Чуть позже рука мастера извлекла и предъявила моим очам окровавленный длинный шуруп. Я смотрел на него, а виделась расковырянная лишняя дырка в многострадальной кости.
— Спасибо, доктор! Да здравствует наша медицина — самая гуманная медицина в мире!
Через год, нарушив установленные правила, я поехал снимать пластину в другую клинику к рекомендованному мне другом талантливому врачу.
Наркоз был, как говорится «с полным погружением» и я, очнувшись, узнал, что всё прошло удачно, а на ноге было сделано только три небольших разреза.
…В голове слегка шумело. На душе было светло и радостно — кончились хирургические мытарства! Но блазнилось мне, разомлевшему в мягко навалившемся тёплом спокойствии, что из самых дальних глубин подсознания натужно прорывается прокуренный ехидный басок:
— Мужчинка! А я вас помню…
Нулевое путешествие Синдбада
Все вы, я думаю, слыхали о купце Синдбаде аль-Багдади, известном ещё как Ал-М’лах, Мореход и о его поистине удивительных странствиях среди дальних морей и земель. Те из вас, кто держат незакопчённой лампу своей памяти, помнят даже, как закончились его путешествия.
После долгого пути он вернулся в свой родной город, где его уже не надеялись увидеть живым. Жена и приятели Синдбада подсчитали, сколько всего лет он не был дома, и оказалось — двадцать семь лет.
— Довольно тебе ездить по чужим странам, — сказала ему жена. — Оставайся с нами и не уезжай больше.
Все так уговаривали Синдбада, что он, наконец, согласился и дал клятву больше не путешествовать. Тогда он думал, что этим всё и закончилось. Но мы-то с вами знаем, что человек предполагает, а Аллах — располагает, и оттого Он, милостивый и милосердный, заповедал нам не клясться попусту.
На радостях Синдбад закатил пир для домочадцев и друзей. Поутру его слуги обошли все базары славного Багдада в поисках всего самого лучшего, самого свежего и вкусного для праздничного дастархана. И в зимней кухне, и в летней, и в большом тандыре в саду жарилось, варилось, пеклось и румянилось всё, что только можно себе представить. Когда пришло время мешать плов, от казана пошёл такой вкусный дух, что все мужчины в округе закатили глаза и прищёлкнули языками. Когда же кандалатчи стали перекладывать на блюда свежую халву, настала очередь закатывать глаза женщинам и детям.

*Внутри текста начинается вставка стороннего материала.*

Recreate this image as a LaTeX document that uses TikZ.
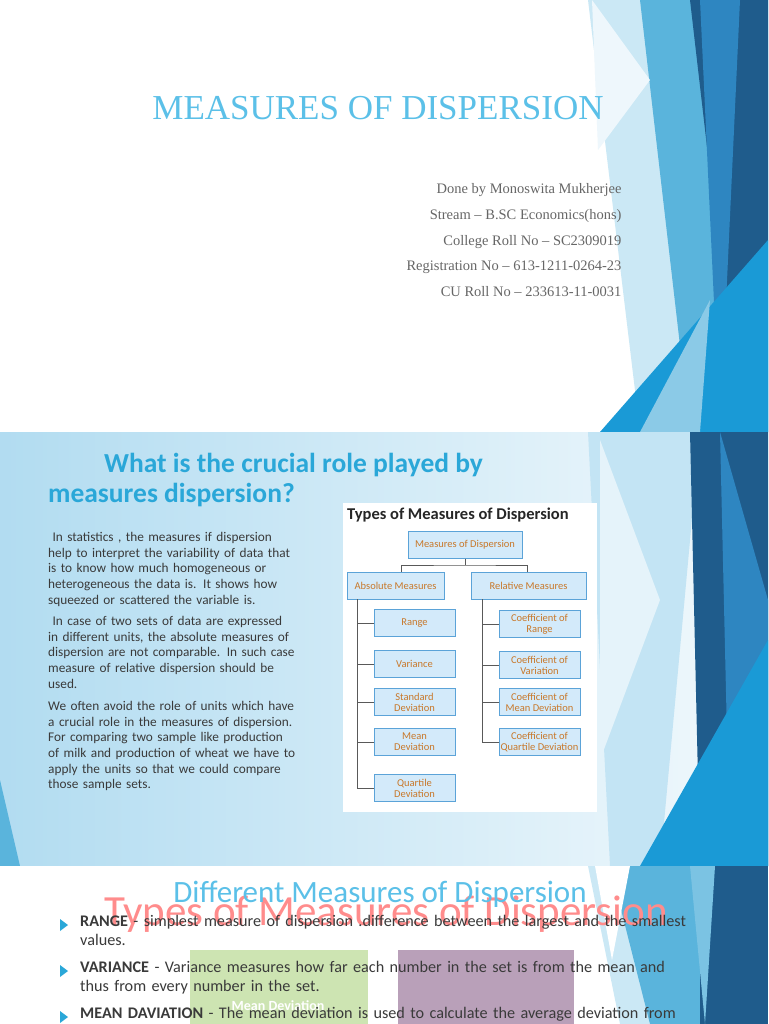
\documentclass[tikz,border=0pt]{standalone}
\usepackage{fontspec}
\setmainfont{Liberation Serif}
\newfontfamily\bodyf{Carlito}
\usetikzlibrary{positioning}
\definecolor{ttl}{HTML}{5BC0E8}
\definecolor{hd}{HTML}{2AA7D8}
\definecolor{dkb}{HTML}{1F5C8C}
\definecolor{mdb}{HTML}{2E86C1}
\definecolor{ltb}{HTML}{5AB4DC}
\definecolor{cyb}{HTML}{1A9AD6}
\definecolor{pal}{HTML}{A9D8EF}
\definecolor{bxf}{HTML}{D3EAFA}
\definecolor{bxd}{HTML}{5BA3D8}
\definecolor{org}{HTML}{C8782A}
\definecolor{txt}{HTML}{3A3A3A}
\tikzset{
 bx/.style={draw=bxd,fill=bxf,line width=0.8pt,minimum height=27pt,align=center,font=\bodyf\fontsize{10.5}{11}\selectfont,text=org,inner sep=0pt},
 cn/.style={draw=gray!70!black,line width=0.8pt},
 info/.style={anchor=east,font=\fontsize{14.5}{16}\selectfont,text=gray!80!black},
 body/.style={anchor=north west,align=left,font=\bodyf\fontsize{13.3}{15.7}\selectfont,execute at begin node={\hyphenpenalty=10000\relax},text=txt,text width=252pt,inner sep=0},
 bul/.style={anchor=north west,align=left,font=\bodyf\fontsize{16.2}{19}\selectfont,execute at begin node={\hyphenpenalty=10000\relax},text=txt,text width=618pt,inner sep=0}
}
\begin{document}
\begin{tikzpicture}[x=1pt,y=-1pt]
\useasboundingbox (0,0) rectangle (768,1024);
% slide 1
\fill[white] (0,0) rectangle (768,432);
\fill[pal!60] (588,0) -- (700,0) -- (700,432) -- (640,432) -- cycle;
\fill[ltb] (640,0) -- (768,0) -- (768,432) -- (690,432) -- cycle;
\fill[dkb] (690,0) -- (768,0) -- (768,432) -- (740,432) -- cycle;
\fill[mdb] (700,0) -- (740,0) -- (720,432) -- cycle;
\fill[white!80!pal] (592,0) -- (650,80) -- (598,150) -- cycle;
\fill[cyb] (600,432) -- (768,240) -- (768,432) -- cycle;
\fill[ltb!70] (640,432) -- (710,300) -- (700,432) -- cycle;
\node (t1) at (378,108) {\fontsize{35}{38}\selectfont\color{ttl}MEASURES OF DISPERSION};
\node[info] (i1) at (625,190) {Done by Monoswita Mukherjee};
\node[info] (i2) at (625,216) {Stream – B.SC Economics(hons)};
\node[info] (i3) at (625,242) {College Roll No – SC2309019};
\node[info] (i4) at (625,267) {Registration No – 613-1211-0264-23};
\node[info] (i5) at (625,292) {CU Roll No – 233613-11-0031};
% slide 2
\shade[left color=pal!90, right color=white!85!pal] (0,432) rectangle (768,866);
\fill[pal!70] (588,432) -- (700,432) -- (660,866) -- (610,866) -- cycle;
\fill[dkb] (690,432) -- (768,432) -- (768,866) -- (700,866) -- cycle;
\fill[mdb] (720,432) -- (768,600) -- (768,866) -- (730,866) -- cycle;
\fill[cyb] (640,866) -- (768,640) -- (768,866) -- cycle;
\fill[white!70!pal] (600,440) -- (660,600) -- (600,760) -- cycle;
\fill[ltb] (0,780) -- (20,866) -- (0,866) -- cycle;
\node[anchor=west,font=\bodyf\bfseries\fontsize{27.5}{30}\selectfont,text=hd,inner sep=0] (h1) at (104,465) {What is the crucial role played by};
\node[anchor=west,font=\bodyf\bfseries\fontsize{27.5}{30}\selectfont,text=hd,inner sep=0] (h2) at (48,495) {measures dispersion?};
\node[body] (p1) at (48,532) {~In statistics , the measures if dispersion help to interpret the variability of data that is to know how much homogeneous or heterogeneous the data is. It shows how squeezed or scattered the variable is.};
\node[body] (p2) at (48,616) {~In case of two sets of data are expressed in different units, the absolute measures of dispersion are not comparable. In such case measure of relative dispersion should be used.};
\node[body] (p3) at (48,701) {We often avoid the role of units which have a crucial role in the measures of dispersion. For comparing two sample like production of milk and production of wheat we have to apply the units so that we could compare those sample sets.};
% chart
\fill[white] (343,503) rectangle (597,812);
\node[anchor=west,font=\bodyf\bfseries\fontsize{16.5}{18}\selectfont,text=black!85,inner sep=0] (ct) at (347,515) {Types of Measures of Dispersion};
\node[bx,minimum width=114pt] (top) at (465,545) {Measures of Dispersion};
\node[bx,minimum width=97pt] (abs) at (395.5,585.5) {Absolute Measures};
\node[bx,minimum width=115pt] (rel) at (528.5,585.5) {Relative Measures};
\foreach \n/\y/\t in {a1/623/Range,a2/664/Variance,a3/702/Standard\\Deviation,a4/742/Mean\\Deviation,a5/788/Quartile\\Deviation}
 \node[bx,minimum width=81pt] (\n) at (414.5,\y) {\t};
\foreach \n/\y/\t in {r1/624/Coefficient of\\Range,r2/665/Coefficient of\\Variation,r3/702/Coefficient of\\Mean Deviation,r4/742/Coefficient of\\Quartile Deviation}
 \node[bx,minimum width=81pt] (\n) at (539.5,\y) {\t};
\coordinate (tj) at (465,565);
\draw[cn] (top.south) -- (tj);
\draw[cn] (abs.north -| 401,0) |- (tj) -| (rel.north -| 527,0);
\draw[cn] (abs.south -| 357,0) |- (a5.west);
\foreach \n in {a1,a2,a3,a4} \draw[cn] (357,0 |- \n.west) -- (\n.west);
\draw[cn] (rel.south -| 482,0) |- (r4.west);
\foreach \n in {r1,r2,r3} \draw[cn] (482,0 |- \n.west) -- (\n.west);
% slide 3
\fill[white] (0,866) rectangle (768,1024);
\fill[pal!60] (588,866) -- (700,866) -- (720,1024) -- (620,1024) -- cycle;
\fill[ltb] (610,866) -- (700,866) -- (700,1024) -- (650,1024) -- cycle;
\fill[dkb] (700,866) -- (768,866) -- (768,1024) -- (700,1024) -- cycle;
\fill[ltb!80] (690,866) -- (715,866) -- (705,1024) -- cycle;
\fill[white] (595,866) -- (630,866) -- (612,960) -- cycle;
\fill[green!30!olive!30] (190,950) rectangle (368,1024);
\fill[violet!35!gray!55] (398,950) rectangle (574,1024);
\node[text=white,font=\bodyf\bfseries\fontsize{14}{16}\selectfont] (mdw) at (278,1006) {Mean Deviation};
\node[text=red!45,font=\bodyf\fontsize{43}{45}\selectfont] (wm) at (386,914) {Types of Measures of Dispersion};
\node[text=ttl,font=\bodyf\fontsize{31}{33}\selectfont] (t3) at (380,894) {Different Measures of Dispersion};
\foreach \y in {925,971,1017} \fill[hd] (60,\y-6) -- (68,\y) -- (60,\y+6) -- cycle;
\node[bul] (b1) at (80,915) {\textbf{RANGE} - simplest measure of dispersion .difference between the largest and the smallest values.};
\node[bul] (b2) at (80,961) {\textbf{VARIANCE} - Variance measures how far each number in the set is from the mean and thus from every number in the set.};
\node[bul] (b3) at (80,1007) {\textbf{MEAN DAVIATION} - The mean deviation is used to calculate the average deviation from};
\end{tikzpicture}
\end{document}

Гостей, друзей и родственников пришло так много, что все не поместились бы в доме, и дастархан разложили в саду. Во главе его сидел Синдбад, уже больше не Синдбад-Мореход, а Синдбад-Домосед. В кои-то веки сидел он на мягких подушках, а не на жёстких досках палубы. Он пил чёрный горький каф, а больше того — мёд улыбок и дружеских речей. Он смаковал пряный фесенджан, а больше того — дух застолья и вид знакомых лиц. И, как хозяин дома, он следил, чтобы гостей обносили блюдами, вежливо, по старшинству, сам по долгу хозяина пробуя первый кусочек.
Спустился стремительный весенний вечер, в померкшем саду под зелёным небом слуги зажгли лампы и светильники. Застолье тоже стало размеренным, гости насытились и теперь пили напиток «шай» из далёкой Индии, слушая мудрые речи местного кади Сейфала, почётного гостя на пиру. Разговор зашёл о том, как коротка в великом городе весна, пора цветов и радость влюблённых, и как скоро настанет иссушающее и опаляющее лето. Ведь как только Солнце в своём пути по небу приблизится к точке сэмт ар-ра’с, зенит, тут и настанет время зноя.
— Но благословен Рахманом наш город, и народ наш! — вещал кади, — ибо далее к югу, в землях чернокожих и свирепых зинджей, солнце и вовсе не уходит из зенита, даже зимой. Там оно питает своим жаром вход в
Джаханнам, мучилище проклятых, который находится на краю земного диска. От близости страшного того места черны тела и помыслы проживающих там людей. Ни один корабль не может приблизиться к тем берегам и остаться целым, потому что морские воды низвергаются с края земли чудовищным водопадом… — Дозволь поправить тебя, о мудрейший! — вежливо обратился к кади Синдбад — Что до края земли, я ни разу не достигал его, но уверяю, что он не лежит в странах зинджи, иначе бы я о нём знал. А я прошёл вдоль берега почти все земли чернокожих.